One text of Scripture used by propagators of the doctrine, “We can never fall from grace,” is found in 1 John 3:9, and reads thus: “Whosoever is born of God doth not commit sin: for his seed remaineth in him: and he can not sin, because he is born of God.” We believe it is safe to always give the Scriptures the plainest, simplest meaning when it does not conflict with the Word of God elsewhere. We should never mystify a text, but accept it as it reads. In 1 John 2:1, the author of this epistle says, “My little children, these things write I unto you, that ye sin not. And if any man sin, we have an advocate with the Father, Jesus Christ the righteous.” Certainly every reader understands John to here teach that it is possible for man to sin, or in other words, no man in this life passes beyond the possibilities of sin. Now to understand him to say in the ninth verse of the third chapter that when we are once born of God we can not possibly sin, makes him to teach contradictory doctrines. Such we know he does not do, and since 1 John 2:1 is too plain to be misunderstood, we must look about to harmonize with it, in the most simple way, 1 John 3:9. We will quote Rotherham on this text: “No one that hath been begotten of God doeth sin, because his seed in him abideth, and he can not be sinning, because of God has he been begotten.” To be begotten of God is to be pardoned or saved from sin.

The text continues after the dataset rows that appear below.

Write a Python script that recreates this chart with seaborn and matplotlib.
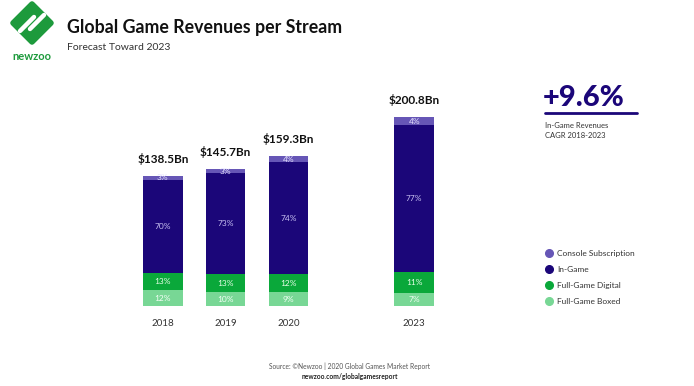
import matplotlib
matplotlib.use('Agg')

import matplotlib.pyplot as plt
from matplotlib.lines import Line2D
from matplotlib.patches import Polygon
import numpy as np
import pandas as pd
import seaborn as sns

# Data
years = ["2018", "2019", "2020", "2023"]
year_pos = [0, 1, 2, 4]
totals = [138.5, 145.7, 159.3, 200.8]
total_labels = ["$138.5Bn", "$145.7Bn", "$159.3Bn", "$200.8Bn"]

segments = ["Full-Game Boxed", "Full-Game Digital", "In-Game", "Console Subscription"]
boxed_pct = [12, 10, 9, 7]
digital_pct = [13, 13, 12, 11]
ingame_pct = [70, 73, 74, 77]
console_pct = [3, 3, 4, 4]

seg_colors = {
    "Full-Game Boxed": "#78d795",
    "Full-Game Digital": "#0aa83a",
    "In-Game": "#1b0679",
    "Console Subscription": "#6656b6",
}
label_colors = {
    "Full-Game Boxed": "#f4fff6",
    "Full-Game Digital": "#e8ffe8",
    "In-Game": "#c9c2f2",
    "Console Subscription": "#e6e2ff",
}

W, H = 694, 386

sns.set_theme(style="white")
plt.rcParams['font.family'] = ['Lato', 'DejaVu Sans']


def fx(px):
    return px / W


def fy(py):
    return 1 - py / H


# segment values, scaled so each bar reaches its total
pct = pd.DataFrame({
    "Full-Game Boxed": boxed_pct,
    "Full-Game Digital": digital_pct,
    "In-Game": ingame_pct,
    "Console Subscription": console_pct,
}, index=years)
share = pct.div(pct.sum(axis=1), axis=0)
values = share.mul(totals, axis=0)
cum = values.cumsum(axis=1)
bottoms = cum - values

fig = plt.figure(figsize=(W / 100, H / 100), dpi=100)
ax = fig.add_axes([fx(100), fy(306), fx(477) - fx(100), fy(90) - fy(306)])

# overlay cumulative bars, tallest first
for seg in reversed(segments):
    df = pd.DataFrame({"pos": year_pos, "val": cum[seg].values})
    sns.barplot(data=df, x="pos", y="val", native_scale=True, width=0.63,
                color=seg_colors[seg], saturation=1, linewidth=0, ax=ax)

# percent labels in each segment
for seg in segments:
    for i, yr in enumerate(years):
        mid = bottoms.loc[yr, seg] + values.loc[yr, seg] / 2
        ax.text(year_pos[i], mid, f"{pct.loc[yr, seg]}%", ha="center", va="center",
                fontsize=6, color=label_colors[seg])

# totals above the bars
for i, lab in enumerate(total_labels):
    ax.annotate(lab, (year_pos[i], totals[i]), xytext=(0, 8), textcoords="offset points",
                ha="center", va="bottom", fontsize=8.5, fontweight="bold", color="#111111")

ax.set_xlim(-1.0, 5.0)
ax.set_ylim(0, 230)
ax.set_xticks(year_pos)
ax.set_xticklabels(years, fontsize=7, color="#333333")
ax.tick_params(axis="x", length=0, pad=9)
ax.set_yticks([])
ax.set_xlabel("")
ax.set_ylabel("")
sns.despine(ax=ax, left=True, bottom=True)

# header
fig.text(fx(67), fy(27), "Global Game Revenues per Stream", fontsize=12.8, fontweight="bold",
         color="#111111", va="center", ha="left")
fig.text(fx(67), fy(48), "Forecast Toward 2023", fontsize=7.5, color="#333333",
         va="center", ha="left")

# logo: green diamond with stripes + wordmark
cx, cy, r = 32, 23, 19
diamond = Polygon([(fx(cx), fy(cy - r)), (fx(cx + r), fy(cy)), (fx(cx), fy(cy + r)),
                   (fx(cx - r), fy(cy))], closed=True, transform=fig.transFigure,
                  facecolor="#1d9a3c", edgecolor="#1d9a3c", linewidth=4, joinstyle="round")
fig.add_artist(diamond)
for off in (-5, 5):
    fig.add_artist(Line2D([fx(cx - 7 + off), fx(cx + 7 + off)], [fy(cy + 7 - off * 0.2), fy(cy - 7 - off * 0.2)],
                          transform=fig.transFigure, color="white", linewidth=3.2,
                          solid_capstyle="round"))
fig.text(fx(32), fy(56), "newzoo", fontsize=8, fontweight="bold", color="#1d9a3c",
         ha="center", va="center")

# CAGR callout
fig.text(fx(543), fy(98), "+9.6%", fontsize=21, fontweight="black", color="#1b0679",
         ha="left", va="center")
fig.add_artist(Line2D([fx(545), fx(637)], [fy(113), fy(113)], transform=fig.transFigure,
                      color="#1b0679", linewidth=2))
fig.text(fx(545), fy(126), "In-Game Revenues", fontsize=5.5, color="#333333", va="center")
fig.text(fx(545), fy(135), "CAGR 2018-2023", fontsize=5.5, color="#333333", va="center")

# legend
handles = [Line2D([], [], linestyle="none", marker="o", markersize=5.5,
                  markerfacecolor=seg_colors[s], markeredgecolor=seg_colors[s], label=s)
           for s in reversed(segments)]
fig.legend(handles=handles, loc="upper left", bbox_to_anchor=(fx(541), fy(247)),
           frameon=False, fontsize=6, labelspacing=1.05, handletextpad=0.5,
           handlelength=1.0, borderaxespad=0, labelcolor="#333333")

# source
fig.text(fx(350), fy(366), "Source: \u00a9Newzoo | 2020 Global Games Market Report",
         fontsize=4.8, color="#555555", ha="center", va="center")
fig.text(fx(350), fy(376), "newzoo.com/globalgamesreport", fontsize=4.8, fontweight="bold",
         color="#222222", ha="center", va="center")

fig.savefig("out.png", dpi=100)
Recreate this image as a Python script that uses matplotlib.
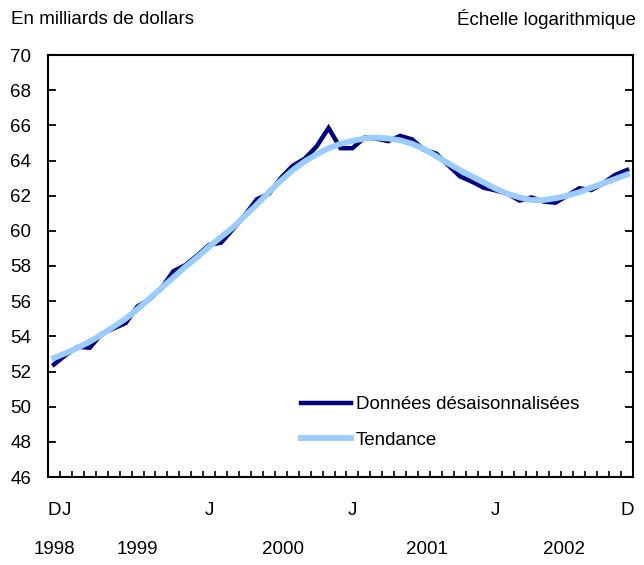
import matplotlib
matplotlib.use("Agg")
import matplotlib.pyplot as plt
import matplotlib.transforms as mtransforms

plt.rcParams['font.family'] = ['Liberation Sans', 'DejaVu Sans']

# monthly values, Dec 1998 .. Dec 2002 (49 months)
donnees = [52.4, 52.95, 53.4, 53.35, 54.15, 54.45, 54.75, 55.7, 56.1, 56.75,
           57.7, 58.05, 58.6, 59.2, 59.33, 60.1, 60.9, 61.8, 62.1, 63.0,
           63.7, 64.1, 64.8, 65.85, 64.7, 64.7, 65.3, 65.25, 65.1, 65.4,
           65.2, 64.6, 64.4, 63.75, 63.1, 62.8, 62.45, 62.3, 62.1, 61.72,
           61.9, 61.67, 61.6, 62.0, 62.42, 62.32, 62.7, 63.18, 63.46]
tendance = [52.77, 53.05, 53.35, 53.7, 54.1, 54.55, 55.0, 55.55, 56.15, 56.75,
            57.35, 57.95, 58.5, 59.1, 59.65, 60.2, 60.85, 61.5, 62.2, 62.85,
            63.45, 63.95, 64.35, 64.7, 64.95, 65.12, 65.25, 65.3, 65.25, 65.15,
            64.95, 64.65, 64.25, 63.85, 63.45, 63.1, 62.75, 62.4, 62.1, 61.9,
            61.75, 61.75, 61.85, 62.0, 62.2, 62.45, 62.7, 62.95, 63.2]
mois = list(range(len(donnees)))

mois_pos = [0, 1, 13, 25, 37, 48]
mois_lab = ['D', 'J', 'J', 'J', 'J', 'D']
annees = ['1998', '1999', '2000', '2001', '2002']
annees_pos = [0, 7, 19.2, 31.2, 42.7]

fs = 13.5

fig = plt.figure(figsize=(6.44, 5.65), dpi=100)
ax = fig.add_axes([48/644, 1 - 477/565, 585/644, 422/565])

ax.plot(mois, donnees, color='#000080', lw=3.2, label='Données désaisonnalisées',
        solid_joinstyle='miter')
ax.plot(mois, tendance, color='#99CCFF', lw=4.2, label='Tendance')

ax.set_xlim(-0.5, 48.5)
ax.set_ylim(46, 70)
ax.set_yticks(range(46, 71, 2))

ax.set_xticks(mois_pos)
ax.set_xticklabels(mois_lab)
ax.set_xticks([i + 0.5 for i in range(48)], minor=True)
ax.tick_params(axis='x', which='major', length=0, pad=18, labelsize=fs)
ax.tick_params(axis='x', which='minor', direction='in', length=4, width=1.2)
ax.tick_params(axis='y', which='major', direction='in', length=5.5, width=1.3,
               left=True, right=True, pad=12, labelsize=fs)
for s in ax.spines.values():
    s.set_linewidth(1.5)

trans = mtransforms.blended_transform_factory(ax.transData, fig.transFigure)
for a, p in zip(annees, annees_pos):
    ax.text(p, 1 - 549/565, a, transform=trans, ha='center', va='center', fontsize=fs)

fig.text(11/644, 1 - 19/565, 'En milliards de dollars', ha='left', va='center', fontsize=fs)
fig.text(636/644, 1 - 19/565, 'Échelle logarithmique', ha='right', va='center', fontsize=fs)

ax.legend(loc='upper left', bbox_to_anchor=(301/644, 1 - 396/565),
          bbox_transform=fig.transFigure, frameon=False, fontsize=fs,
          borderpad=0, borderaxespad=0, handlelength=2.67, handletextpad=0.27,
          labelspacing=1.0)

fig.savefig('out.png', dpi=100)
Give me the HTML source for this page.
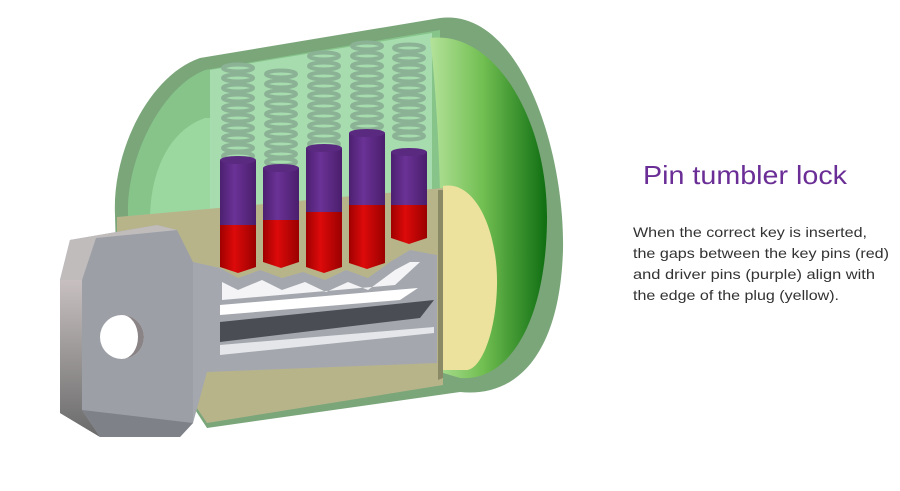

The seed (the Christ-life) abides in the soul in the regenerated state. The seeds of life are supplanted [pg 221] by the seeds of death when we commit sin. No one is born of God when spiritual life has been destroyed by sin. No man can be “sinning” and be a child of God. One who has been saved may be overcome and commit sin, but when he does so he is not God's child. This text does not teach the impossibility of committing sin after we are born of God, but only the impossibility of committing sin and being a Christian.